Issu de la vieille souche pré-indo-européenne Kab, le substantif commun kal/kabe désigna le rocher, la colline que nous appelons à présent St-Jacques, puis sans doute par glissement l’occupation humaine établie en ce lieu.

 

Vers 600 ans avant notre ère, les Grecs de Phocée fondent Marseille tandis que les Celtes s’infiltrent parmi les autochtones ligures : bientôt le Kabel sera cavare.

Etrangers mais de consonance voisine, l’ethnique cavare et le vieux toponyme vont se superposer. De cette confusion, naîtront plus tard bien des erreurs, au point d’attribuer aux Cavares l’origine même de la cité. Alliés de Marseille, les Cavares ouvrent largement leur territoire à l’influence grecque ; le Kabel qui commande le passage de la Durance devient alors un comptoir de premier plan. Décrivant ce contexte voilà vingt-deux siècles, un voyageur et géographe grec, appelé Artémidore d’Ephèse, note qu’Avignon et Kabellion sont des cités de Marseille. Pour la première fois, Kabellion, la ville du Kabel, apparaît dans un texte. Elle sort de l’oralité, vêtue à la grecque (1).

C’est sous la légende Kabe que Kabellion frappe sa première monnaie ; c’est avec l’alphabet grec et dans cette culture que vont s’exprimer ses élites.

 

Pendant ce temps en Narbonnaise, Rome aménage, Rome construit et, petit à petit, étouffe Marseille, son ancienne alliée. Après la chute de celle-ci en -49, Kabellion devient romaine. Sommée de prendre la toge, la ville du Kabel y perd son kappa et sa consonance grecque ; elle sera et pour longtemps Cabellio la latine.

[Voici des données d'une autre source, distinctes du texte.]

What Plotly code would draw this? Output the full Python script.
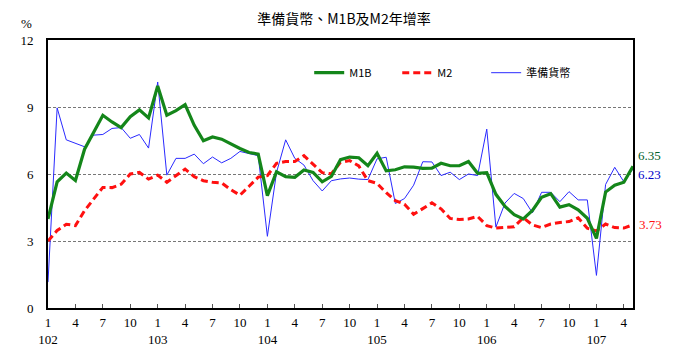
import plotly.graph_objects as go

# Months from 102/1 to 107/5 (ROC years), index 0..64
months_idx = list(range(65))

m1b = [3.99, 5.65, 6.04, 5.71, 7.11, 7.85, 8.63, 8.33, 8.08, 8.57, 8.87, 8.51,
       9.94, 8.63, 8.84, 9.11, 8.18, 7.49, 7.66, 7.56, 7.34, 7.14, 6.96, 6.89,
       5.03, 6.10, 5.88, 5.85, 6.18, 6.07, 5.65, 5.89, 6.64, 6.76, 6.73, 6.37,
       6.93, 6.14, 6.19, 6.32, 6.31, 6.25, 6.26, 6.48, 6.37, 6.37, 6.56, 6.03,
       6.06, 5.09, 4.55, 4.18, 3.99, 4.37, 4.96, 5.12, 4.52, 4.63, 4.40, 4.02,
       3.12, 5.19, 5.50, 5.63, 6.35]

m2 = [3.00, 3.47, 3.75, 3.69, 4.36, 4.88, 5.40, 5.39, 5.54, 6.00, 6.07, 5.77,
      5.95, 5.63, 5.92, 6.22, 5.88, 5.70, 5.63, 5.60, 5.30, 5.05, 5.45, 5.86,
      5.93, 6.48, 6.56, 6.56, 6.82, 6.45, 6.06, 6.01, 6.52, 6.60, 6.36, 5.70,
      5.58, 5.16, 4.81, 4.65, 4.20, 4.45, 4.71, 4.44, 4.01, 3.96, 3.99, 4.10,
      3.69, 3.58, 3.62, 3.64, 4.04, 3.72, 3.60, 3.76, 3.83, 3.87, 4.04, 3.57,
      3.45, 3.76, 3.60, 3.58, 3.73]

reserve = [1.16, 8.96, 7.53, 7.38, 7.22, 7.74, 7.77, 8.04, 8.08, 7.60, 7.77, 7.16,
           10.12, 5.95, 6.70, 6.70, 6.89, 6.46, 6.76, 6.50, 6.70, 7.01, 6.93, 6.82,
           3.21, 6.07, 7.53, 6.70, 6.40, 5.70, 5.24, 5.70, 5.78, 5.82, 5.77, 5.75,
           6.68, 6.75, 4.68, 4.90, 5.50, 6.55, 6.54, 5.93, 6.08, 5.75, 6.00, 5.93,
           8.01, 3.62, 4.70, 5.13, 4.90, 4.26, 5.18, 5.18, 4.76, 5.21, 4.84, 4.84,
           1.46, 5.53, 6.30, 5.65, 6.23]

tick_vals = list(range(0, 64, 3))
years = ["102", "103", "104", "105", "106", "107"]
month_labels = ["1", "4", "7", "10"]
tick_text = []
for i, v in enumerate(tick_vals):
    mi = i % 4
    if mi == 0:
        tick_text.append(month_labels[mi] + "<br>" + years[i // 4])
    else:
        tick_text.append(month_labels[mi])

y_ticks = [0, 3, 6, 9, 12]

names = ["M1B", "M2", "準備貨幣"]

serif = "Liberation Serif, Times New Roman, serif"
cjk = "Noto Sans CJK TC, Noto Sans CJK SC, sans-serif"

fig = go.Figure()
fig.add_trace(go.Scatter(x=months_idx, y=reserve, mode="lines", name=names[2],
                         line=dict(color="#2a2aff", width=1), legend="legend3"))
fig.add_trace(go.Scatter(x=months_idx, y=m2, mode="lines", name=names[1],
                         line=dict(color="#ff1010", width=3, dash="7px,4px"), legend="legend2"))
fig.add_trace(go.Scatter(x=months_idx, y=m1b, mode="lines", name=names[0],
                         line=dict(color="#14861a", width=3.2), legend="legend"))

leg_common = dict(orientation="h", yanchor="middle", xanchor="left",
                  bgcolor="rgba(0,0,0,0)", font=dict(family=cjk, size=11, color="black"),
                  itemwidth=30)
fig.update_layout(
    showlegend=True,
    legend=dict(x=0.4465, y=0.878, **leg_common),
    legend2=dict(x=0.597, y=0.878, **leg_common),
    legend3=dict(x=0.749, y=0.878, **leg_common),
)

# end labels
fig.add_annotation(x=months_idx[-1], y=m1b[-1], text=f"{m1b[-1]:.2f}", showarrow=False,
                   xanchor="left", xshift=3, yshift=11,
                   font=dict(family=serif, size=13, color="#00602a"))
fig.add_annotation(x=months_idx[-1], y=reserve[-1], text=f"{reserve[-1]:.2f}", showarrow=False,
                   xanchor="left", xshift=3, yshift=-6,
                   font=dict(family=serif, size=13, color="#0000c8"))
fig.add_annotation(x=months_idx[-1], y=m2[-1], text=f"{m2[-1]:.2f}", showarrow=False,
                   xanchor="left", xshift=4, yshift=0,
                   font=dict(family=serif, size=13, color="#ff1010"))
fig.add_annotation(xref="paper", yref="paper", x=-0.037, y=1.0, yshift=17,
                   text="%", showarrow=False, xanchor="center", yanchor="middle",
                   font=dict(family=serif, size=13, color="black"))

# page body has an 8px margin: figure is drawn 8px right/down on screen
fig.update_layout(
    width=668, height=351,
    margin=dict(l=36, r=43, t=32, b=49),
    paper_bgcolor="white", plot_bgcolor="white",
    title=dict(text="準備貨幣、M1B及M2年增率", x=0.503, xanchor="center", y=0.982, yanchor="top",
               font=dict(family=cjk, size=14, color="black")),
    xaxis=dict(range=[0, 64], tickmode="array", tickvals=tick_vals, ticktext=tick_text,
               ticks="inside", ticklen=4, tickwidth=1, tickcolor="#555",
               showgrid=False, zeroline=False, showline=True, mirror=True,
               linecolor="black", linewidth=2, ticklabelstandoff=1,
               tickfont=dict(family=serif, size=13, color="black")),
    yaxis=dict(range=[0, 12], tickmode="array", tickvals=y_ticks,
               showgrid=True, gridcolor="#777", griddash="3px,2px", gridwidth=1,
               zeroline=False, showline=True, mirror=True,
               linecolor="black", linewidth=2, ticks="outside", ticklen=10,
               tickcolor="rgba(0,0,0,0)",
               tickfont=dict(family=serif, size=13, color="black")),
)

fig.write_html("out.html")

Le toponyme Cabellio va survivre à la chute de l’Empire. Préservé par les clercs, il triomphera des invasions et des bouleversements du haut Moyen-Âge ; seule la confusion des sons V et B affectera sa prononciation ; ainsi apparaîtra Cavellio. On le retrouvera presque intact dans la langue des troubadours, sous la forme occitane de Cavalhon.

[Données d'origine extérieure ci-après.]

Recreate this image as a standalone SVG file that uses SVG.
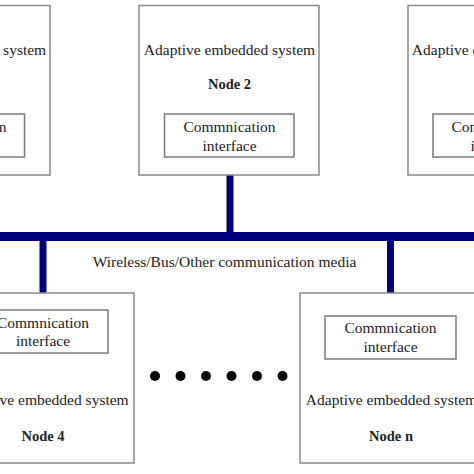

Le nom de la colline, lui, souffrira de la christianisation des lieux de culte païens. Le vocable et le rayonnement de la chapelle Saint Jacques (Sant Jaume en provençal) auront finalement raison de l’appellation tardive et ambiguë de Mont Caveau. En effet, la transcription française caveau rendait mal la forme populaire cavel/cavèu ; plus grave, elle en inversait le sens (passage d’une hauteur à une profondeur), ce qui conduira à des impasses étymologiques telles que le Caveau, montagne des cavernes (2) !

Caché par sa ruralité, un autre témoin existe encore : Cabédan. Ce toponyme dont je cherchais le sens depuis si longtemps ne s’éclaire t-il pas soudain au contact de Kabe ? Notre vaste quartier de Cabédan ne serait-il pas une portion du territoire antique de la cité, et plus précisément la survivance d’un ancien découpage colonial ou fiscal ?

Kab, Kabel, Kabellion, Cabellio, Cavalhon... Mystérieux destin d’un balbutiement d’humanité qui, de dépassement en dépassement, poursuit son évolution. Cavaillon n’en est qu’une étape.

 

Robert Sadaillan

 

(1) Ecrivant à la fin du IIe siècle avant notre ère, Artémidore d’Ephèse évoque sans doute une situation déjà antérieure à cette date. Cette citation nous parviendra par l’intermédiaire d’Etienne de Byzance, écrivain byzantin du VIe siècle après J.C.

(2) Exemples de parenté et de pièges linguistiques :

- deux quartiers hauts de Marseille portaient autrefois le toponyme Cavaillon. On rencontre aussi ce nom dans deux villages du Var ;

- en agronomie, un cavaillon est une levée de terre comprise entre deux sillons, butte que l’on ôte au moyen d’un outil appelé décavaillonneuse. Inusités ici, ces deux derniers termes paraissent d’origine languedocienne.